Sorry, I have no other comment except that it sounds like a very annoying situation.

(Anonymous) 2020-04-21 10:05 pm (UTC)(link)
Yeah friends like that are annoying as hell.

(Anonymous) 2020-04-21 10:50 pm (UTC)(link)
argh your friends sounds really annoying. if they can't take a no for an answer it makes me think that they probably can't quit it either so better stay away from it.

(Anonymous) 2020-04-22 01:01 am (UTC)(link)
I can't speak for the friend, but among my online friends, the MMO is our primary means of hanging out together because it gives us all something we can do as a group despite being scattered all over the US and Europe. It's a way for all of us to get together and have fun online as a group, so chances are good it's just something like that.

(Anonymous) 2020-04-22 02:49 am (UTC)(link)
OP
We hang out irl and play some other non-MMO games together online on occasion. She still keeps ignoring everythi g me and my bestvfriend tell her we're not interested, to the point of her sending us messages every time the game is on sale or turning the game on to demonstrate how great it is every time we're over at her place despite us telling her repeatedly that we do not want to play it.

(Anonymous) 2020-04-21 11:48 pm (UTC)(link)
You don't have to explain yourself, but I will say, getting too into a game and recognizing it's not good for your life is nothing to be ashamed of. To me it's like someone refusing a chocolate with "If I have one I'll eat 20". That's a valid reason not to have chocolate. As is, "I sometimes get too intense about these kinds of games so I'd rather avoid if possible".

(Anonymous) 2020-04-22 06:09 am (UTC)(link)
In general, I'd think so, too. But knowing her, she'd conveniently ignore this as well. What turns me away further is how I always see her playing the game every time I turn on the console. And I just know she'd only pester me more to play it with her if she knew I actually did play an MMO before.

It is very annoying and rude.

(Anonymous) 2020-04-21 11:57 pm (UTC)(link)
Regarding 2., I had that happen with a game, not an MMORPG, just one with lots of rewards if you completed something within a certain time. I realized I was playing it really too often, I playing it instead of doing other things, and I was warping my sleep pattern around the game schedule and it really freaked me out, so I stopped playing that game. I can absolutely understand not wanting to try a game like one you had issues with. Honestly, though, the not being that interested is enough and should be for your friend.

(Anonymous) 2020-04-22 01:25 am (UTC)(link)
I have no idea if the art is related or not, but since I JUST got into ESO and have been seeing that art as a loading screen a lot, I can't help but be reminded of how I'm already feeling compelled to spend way too much damn money on it. When I already have another MMO I'm spending probably too much on. So. Your reasons are entirely fair and understandable.

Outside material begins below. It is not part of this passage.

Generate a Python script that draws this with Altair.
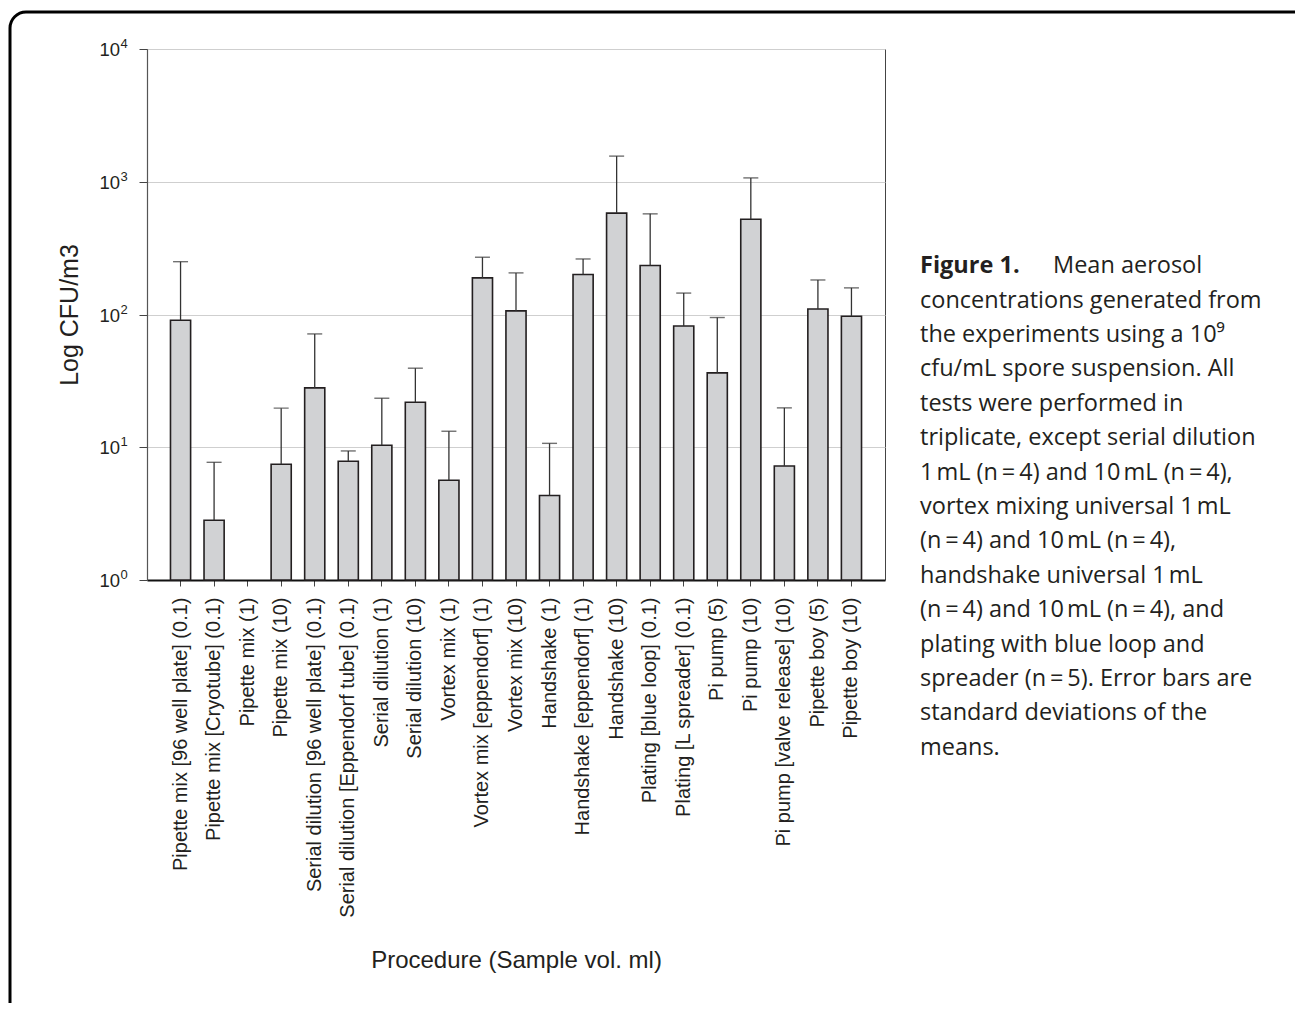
import altair as alt
import pandas as pd

# ---- data ----
categories = [
    "Pipette mix [96 well plate] (0.1)",
    "Pipette mix [Cryotube] (0.1)",
    "Pipette mix (1)",
    "Pipette mix (10)",
    "Serial dilution [96 well plate] (0.1)",
    "Serial dilution [Eppendorf tube] (0.1)",
    "Serial dilution (1)",
    "Serial dilution (10)",
    "Vortex mix (1)",
    "Vortex mix [eppendorf] (1)",
    "Vortex mix (10)",
    "Handshake (1)",
    "Handshake [eppendorf] (1)",
    "Handshake (10)",
    "Plating [blue loop] (0.1)",
    "Plating [L spreader] (0.1)",
    "Pi pump (5)",
    "Pi pump (10)",
    "Pi pump [valve release] (10)",
    "Pipette boy (5)",
    "Pipette boy (10)",
]
means = [90.6, 2.82, None, 7.45, 28.0, 7.84, 10.35, 21.8, 5.64, 188.7, 106.4,
         4.33, 200.0, 580.0, 234.0, 82.0, 36.3, 522.0, 7.23, 110.0, 97.0]
sds = [159.4, 4.88, None, 12.25, 43.4, 1.54, 13.05, 17.6, 7.56, 81.3, 99.4,
       6.37, 62.0, 980.0, 339.0, 63.0, 58.6, 547.0, 12.57, 72.0, 61.7]

y_ticks = [1, 10, 100, 1000, 10000]
y_tick_base = ["10", "10", "10", "10", "10"]
y_tick_exp = ["0", "1", "2", "3", "4"]

caption_bold = "Figure 1."
caption_first = "Mean aerosol"
caption_lines = [
    "concentrations generated from",
    "the experiments using a 10\u2079",
    "cfu/mL spore suspension. All",
    "tests were performed in",
    "triplicate, except serial dilution",
    "1\u202FmL (n\u2009=\u20094) and 10\u202FmL (n\u2009=\u20094),",
    "vortex mixing universal 1\u202FmL",
    "(n\u2009=\u20094) and 10\u202FmL (n\u2009=\u20094),",
    "handshake universal 1\u202FmL",
    "(n\u2009=\u20094) and 10\u202FmL (n\u2009=\u20094), and",
    "plating with blue loop and",
    "spreader (n\u2009=\u20095). Error bars are",
    "standard deviations of the",
    "means.",
]

df = pd.DataFrame({"procedure": categories, "mean": means, "sd": sds})
ticks_df = pd.DataFrame({"v": y_ticks, "b": y_tick_base, "e": y_tick_exp})
one = pd.DataFrame({"k": [0]})

TXT = "#231f20"
AXFONT = "Liberation Sans"

x_enc = alt.X(
    "procedure:N",
    sort=categories,
    scale=alt.Scale(domain=categories, paddingInner=0.4, paddingOuter=0.7),
    axis=alt.Axis(
        title="Procedure (Sample vol. ml)",
        labelAngle=-90,
        labelFont=AXFONT,
        labelFontSize=20,
        labelColor=TXT,
        labelPadding=11,
        labelLimit=500,
        tickSize=6,
        tickColor="#444",
        domainColor="#111",
        domainWidth=2,
        titleFont=AXFONT,
        titleFontSize=24,
        titleFontWeight="normal",
        titleColor=TXT,
        titleY=387,
        titleBaseline="alphabetic",
    ),
)

y_scale = alt.Scale(type="log", domain=[1, 10000], nice=False)

base = alt.Chart(df).transform_filter("isValid(datum.mean)").transform_calculate(
    upper="datum.mean + datum.sd"
)

bars = base.mark_bar(fill="#d1d2d4", stroke=TXT, strokeWidth=1.6).encode(
    x=x_enc,
    y=alt.Y(
        "mean:Q",
        scale=y_scale,
        axis=alt.Axis(
            values=y_ticks,
            labels=False,
            grid=True,
            gridColor="#cfcfcf",
            gridWidth=1,
            tickSize=8,
            tickColor="#444",
            domainColor="#555",
            domainWidth=1.2,
            title="Log CFU/m3",
            titleFont=AXFONT,
            titleFontSize=25,
            titleFontWeight="normal",
            titleColor=TXT,
            titleX=-70,
            titleBaseline="alphabetic",
        ),
    ),
    y2=alt.datum(1),
)

err = base.mark_rule(color="#333", strokeWidth=1.3).encode(
    x=alt.X("procedure:N", sort=categories),
    y="mean:Q",
    y2="upper:Q",
)

caps = base.mark_tick(color="#333", size=15, thickness=1.4).encode(
    x=alt.X("procedure:N", sort=categories),
    y="upper:Q",
)

# y tick labels: "10" with a raised exponent, placed with the y scale
tick_base = alt.Chart(ticks_df).mark_text(
    font=AXFONT, fontSize=18.5, align="right", baseline="middle", color=TXT, dy=1
).encode(x=alt.value(-27), y=alt.Y("v:Q"), text="b:N")

tick_exp = alt.Chart(ticks_df).mark_text(
    font=AXFONT, fontSize=13, align="left", baseline="middle", color=TXT, dy=-5
).encode(x=alt.value(-26.5), y=alt.Y("v:Q"), text="e:N")

frame = alt.Chart(one).mark_rect(
    fillOpacity=0, stroke="black", strokeWidth=3, cornerRadius=16
).encode(
    x=alt.value(-137), x2=alt.value(1200), y=alt.value(-37), y2=alt.value(990)
)

cap_font = "Open Sans"
cap_size = 23.5
cap_bold = alt.Chart(one).mark_text(
    text=caption_bold, font=cap_font, fontSize=cap_size, fontWeight="bold",
    align="left", baseline="alphabetic", color=TXT,
).encode(x=alt.value(773), y=alt.value(224.3))

cap_first = alt.Chart(one).mark_text(
    text=caption_first, font=cap_font, fontSize=cap_size,
    align="left", baseline="alphabetic", color=TXT,
).encode(x=alt.value(906), y=alt.value(224.3))

cap_rest = alt.Chart(one).mark_text(
    text=caption_lines, font=cap_font, fontSize=cap_size, lineHeight=34.4,
    align="left", baseline="alphabetic", color=TXT,
).encode(x=alt.value(773), y=alt.value(258.7))

chart = alt.layer(
    frame, bars, err, caps, tick_base, tick_exp, cap_bold, cap_first, cap_rest
).properties(
    width=738,
    height=531,
    autosize=alt.AutoSizeParams(type="none"),
    padding={"left": 139, "top": 41, "right": 410, "bottom": 423},
    background="white",
).configure_view(stroke="#444", strokeWidth=1)

chart.save("out.html", embed_options={"renderer": "svg", "actions": False})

(Anonymous) 2020-04-22 02:55 am (UTC)(link)
OP
Yep, that's the one. The spending money aspect is another thing. I know you can grind for items most of the time but the marketing departments of these games sure know how to tempt you into "heeeyyyy just spend a tiny bit extra" and... yeah, I'd rather not. I know I ended up spending quite a bit of extra money on that other MMO I did play back in the day.

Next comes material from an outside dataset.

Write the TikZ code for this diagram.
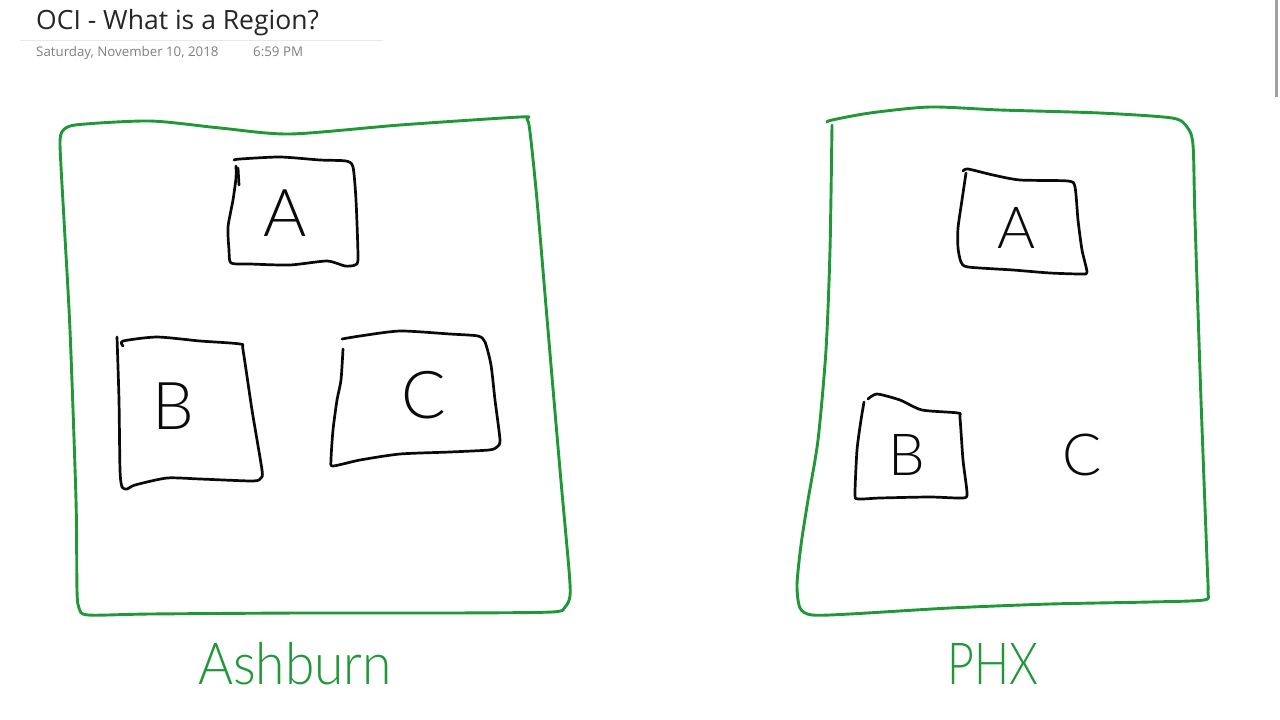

(Anonymous) 2020-04-22 10:58 am (UTC)(link)
Yeeeeaaaah. I'm already starting to feel particularly squeezed by this one, so it's probably for the best. The one, somewhat questionable, mercy for me with this case is it turns out what I want from my Elder Scrolls games really is deeply incompatible with MMOs, so I doubt I'll stick to it consistently.

(Anonymous) 2020-04-22 02:27 am (UTC)(link)
sympathy; i only ever played a mmorpg once. for 18 hours nonstop. and that's why it had to be only once.
meadowphoenix: (Default)

[personal profile] meadowphoenix 2020-04-22 08:18 am (UTC)(link)
i know you didn't write for advice, but what happens when you ask her why she ignores your no (or your feelings)?

(Anonymous) 2020-04-22 11:20 am (UTC)(link)
Fairly sure she'd say "But I don't do that at all, you don't HAVE to play it if you don't want to" and get offended. It's... been a pattern with her that lost her some friendships already because she tends to get pushy about her interests and can't really understand people not liking the stuff she likes. She is a generally nice person otherwise though so I don't really want to make a big fuss about it when ignoring it kinda works.
It does help that my best friend and I are on the same boat and can compain and shake our heads about her and then it's all good and just a minor annoyance.

I will be forced to ask her if she doesn't shut up about it in the long run though.

(Anonymous) 2020-04-22 11:18 am (UTC)(link)
I don't support nagging in any way, let's make that clear. I got ESO in a Black Friday sale last year and LOVED it. I asked my adult kids if they'd ever considered playing it, since we could team up to take on more challenging foes. My daughter told me that she'd tried it years ago and didn't much care for it; my son declined, saying that he barely had time to play the games he's involved with.

I was disappointed, but that's that.
cloudtrader: (Default)

[personal profile] cloudtrader 2020-04-23 02:50 am (UTC)(link)
I play ESO, but not with my IRL friends. I mean, two of my friends played it with me for a bit when it launched, but then one went back to WOW and the other had babies.

I'd love to play with them and a few other IRL friends, but I do know it can be annoying to ask. I don't think I've shilled it to them for a year or so now, though, so I hope I'm not being annoying like your friend.

I also understand your POV... another friend of mine is pushing hardcore for me to come back to LOTRO to play with her... and I don't want to. It can be rough to say no, but stick to what makes you happy, anon!
melissatreglia: (Default)

[personal profile] melissatreglia 2020-05-03 11:37 pm (UTC)(link)
I'd stop being polite and give more abrupt answers.

"No. I won't play. Stop asking."

Make that your stock answer, with the same inflection and tone every time. She'll eventually get tired of begging when she hears nothing but a broken-record response.